● **Short problem**
In the entries below, which lines run from the one containing "Give me the Plotly source for this chart." to the one containing "marker=dict(color=color, size=5)))"? Copy exactly those lines, ends included, and no others.

● **Data extract**

* * * * *

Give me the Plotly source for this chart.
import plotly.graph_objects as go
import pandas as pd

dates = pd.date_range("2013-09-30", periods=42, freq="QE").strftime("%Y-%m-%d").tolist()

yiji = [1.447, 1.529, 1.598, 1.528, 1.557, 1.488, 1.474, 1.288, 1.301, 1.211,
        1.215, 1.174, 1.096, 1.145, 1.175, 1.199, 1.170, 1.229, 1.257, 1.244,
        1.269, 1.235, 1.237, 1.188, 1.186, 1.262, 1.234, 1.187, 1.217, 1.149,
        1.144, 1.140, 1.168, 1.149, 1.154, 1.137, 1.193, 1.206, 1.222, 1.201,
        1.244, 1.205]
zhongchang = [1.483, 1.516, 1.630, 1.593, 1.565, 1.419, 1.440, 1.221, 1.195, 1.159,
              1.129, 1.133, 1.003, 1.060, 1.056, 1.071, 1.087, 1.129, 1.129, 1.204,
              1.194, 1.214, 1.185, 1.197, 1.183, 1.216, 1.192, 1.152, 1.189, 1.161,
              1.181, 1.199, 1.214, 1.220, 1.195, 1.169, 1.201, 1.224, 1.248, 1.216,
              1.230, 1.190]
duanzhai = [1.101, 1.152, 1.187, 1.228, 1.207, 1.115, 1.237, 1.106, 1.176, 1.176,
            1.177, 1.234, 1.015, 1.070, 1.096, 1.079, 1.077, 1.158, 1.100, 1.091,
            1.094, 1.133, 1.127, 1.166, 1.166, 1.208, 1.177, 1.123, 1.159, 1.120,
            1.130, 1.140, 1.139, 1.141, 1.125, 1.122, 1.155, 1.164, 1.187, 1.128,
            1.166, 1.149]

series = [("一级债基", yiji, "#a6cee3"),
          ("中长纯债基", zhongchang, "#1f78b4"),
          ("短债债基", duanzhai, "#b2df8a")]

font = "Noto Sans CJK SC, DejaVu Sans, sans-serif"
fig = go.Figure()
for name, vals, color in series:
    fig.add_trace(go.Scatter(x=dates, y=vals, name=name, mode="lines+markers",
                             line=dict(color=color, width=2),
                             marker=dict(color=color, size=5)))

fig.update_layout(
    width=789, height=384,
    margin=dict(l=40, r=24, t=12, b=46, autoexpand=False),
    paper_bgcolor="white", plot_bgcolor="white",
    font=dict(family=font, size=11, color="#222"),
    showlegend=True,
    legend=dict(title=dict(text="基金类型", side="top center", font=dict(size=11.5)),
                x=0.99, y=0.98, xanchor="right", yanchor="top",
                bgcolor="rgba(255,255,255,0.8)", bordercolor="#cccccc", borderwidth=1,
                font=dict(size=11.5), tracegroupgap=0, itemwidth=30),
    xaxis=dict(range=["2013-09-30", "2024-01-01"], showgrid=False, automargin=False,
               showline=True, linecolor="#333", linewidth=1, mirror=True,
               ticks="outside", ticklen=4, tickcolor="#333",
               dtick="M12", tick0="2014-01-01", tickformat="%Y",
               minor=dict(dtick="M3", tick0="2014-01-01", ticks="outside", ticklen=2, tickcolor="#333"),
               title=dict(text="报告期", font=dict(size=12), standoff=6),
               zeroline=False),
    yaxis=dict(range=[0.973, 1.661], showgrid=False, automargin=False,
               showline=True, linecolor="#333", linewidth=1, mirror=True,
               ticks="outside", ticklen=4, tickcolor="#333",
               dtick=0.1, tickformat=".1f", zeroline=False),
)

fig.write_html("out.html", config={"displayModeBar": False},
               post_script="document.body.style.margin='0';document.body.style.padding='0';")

* * * * *

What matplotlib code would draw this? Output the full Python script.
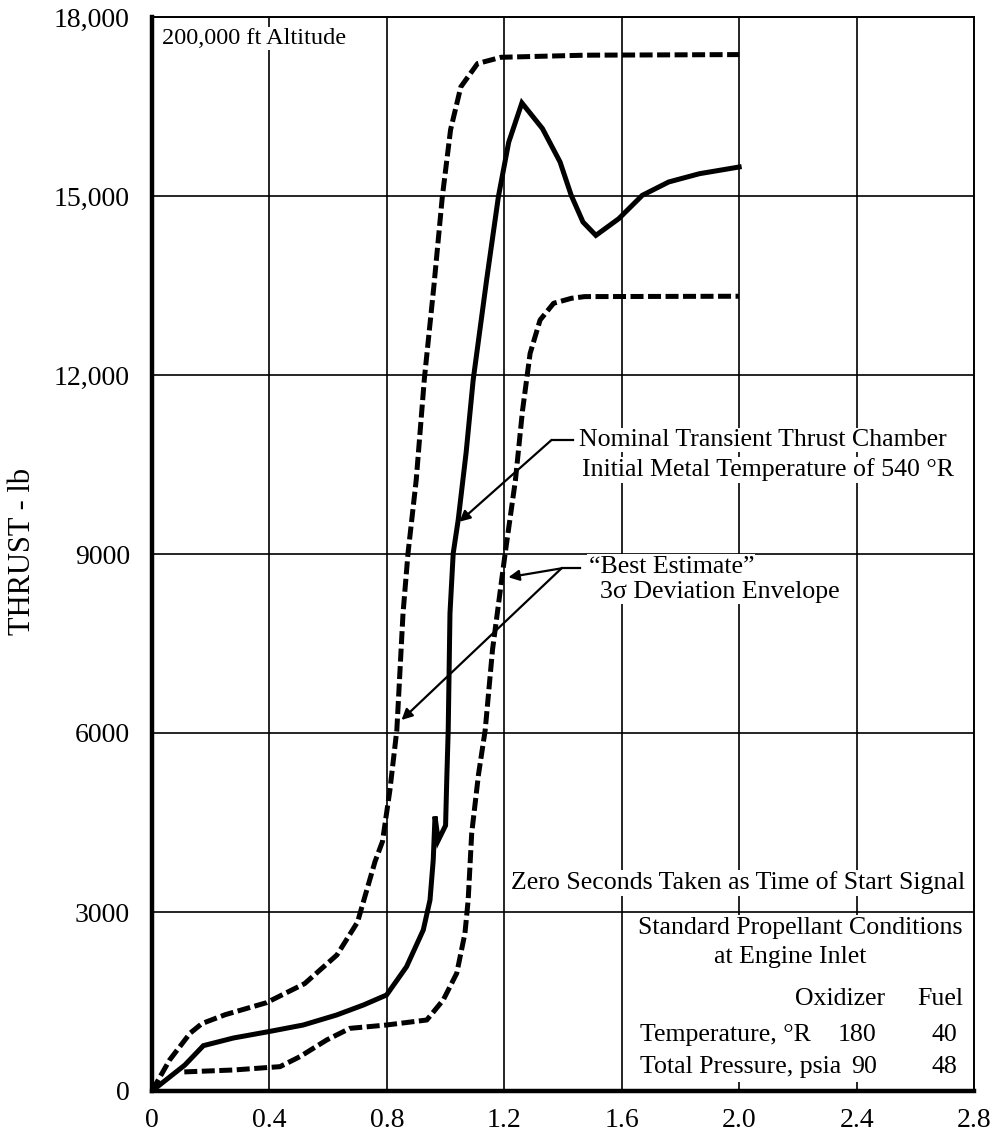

* * * * *

● **Exercise solution**
Give me the Plotly source for this chart.
import plotly.graph_objects as go
import pandas as pd

dates = pd.date_range("2013-09-30", periods=42, freq="QE").strftime("%Y-%m-%d").tolist()

yiji = [1.447, 1.529, 1.598, 1.528, 1.557, 1.488, 1.474, 1.288, 1.301, 1.211,
        1.215, 1.174, 1.096, 1.145, 1.175, 1.199, 1.170, 1.229, 1.257, 1.244,
        1.269, 1.235, 1.237, 1.188, 1.186, 1.262, 1.234, 1.187, 1.217, 1.149,
        1.144, 1.140, 1.168, 1.149, 1.154, 1.137, 1.193, 1.206, 1.222, 1.201,
        1.244, 1.205]
zhongchang = [1.483, 1.516, 1.630, 1.593, 1.565, 1.419, 1.440, 1.221, 1.195, 1.159,
              1.129, 1.133, 1.003, 1.060, 1.056, 1.071, 1.087, 1.129, 1.129, 1.204,
              1.194, 1.214, 1.185, 1.197, 1.183, 1.216, 1.192, 1.152, 1.189, 1.161,
              1.181, 1.199, 1.214, 1.220, 1.195, 1.169, 1.201, 1.224, 1.248, 1.216,
              1.230, 1.190]
duanzhai = [1.101, 1.152, 1.187, 1.228, 1.207, 1.115, 1.237, 1.106, 1.176, 1.176,
            1.177, 1.234, 1.015, 1.070, 1.096, 1.079, 1.077, 1.158, 1.100, 1.091,
            1.094, 1.133, 1.127, 1.166, 1.166, 1.208, 1.177, 1.123, 1.159, 1.120,
            1.130, 1.140, 1.139, 1.141, 1.125, 1.122, 1.155, 1.164, 1.187, 1.128,
            1.166, 1.149]

series = [("一级债基", yiji, "#a6cee3"),
          ("中长纯债基", zhongchang, "#1f78b4"),
          ("短债债基", duanzhai, "#b2df8a")]

font = "Noto Sans CJK SC, DejaVu Sans, sans-serif"
fig = go.Figure()
for name, vals, color in series:
    fig.add_trace(go.Scatter(x=dates, y=vals, name=name, mode="lines+markers",
                             line=dict(color=color, width=2),
                             marker=dict(color=color, size=5)))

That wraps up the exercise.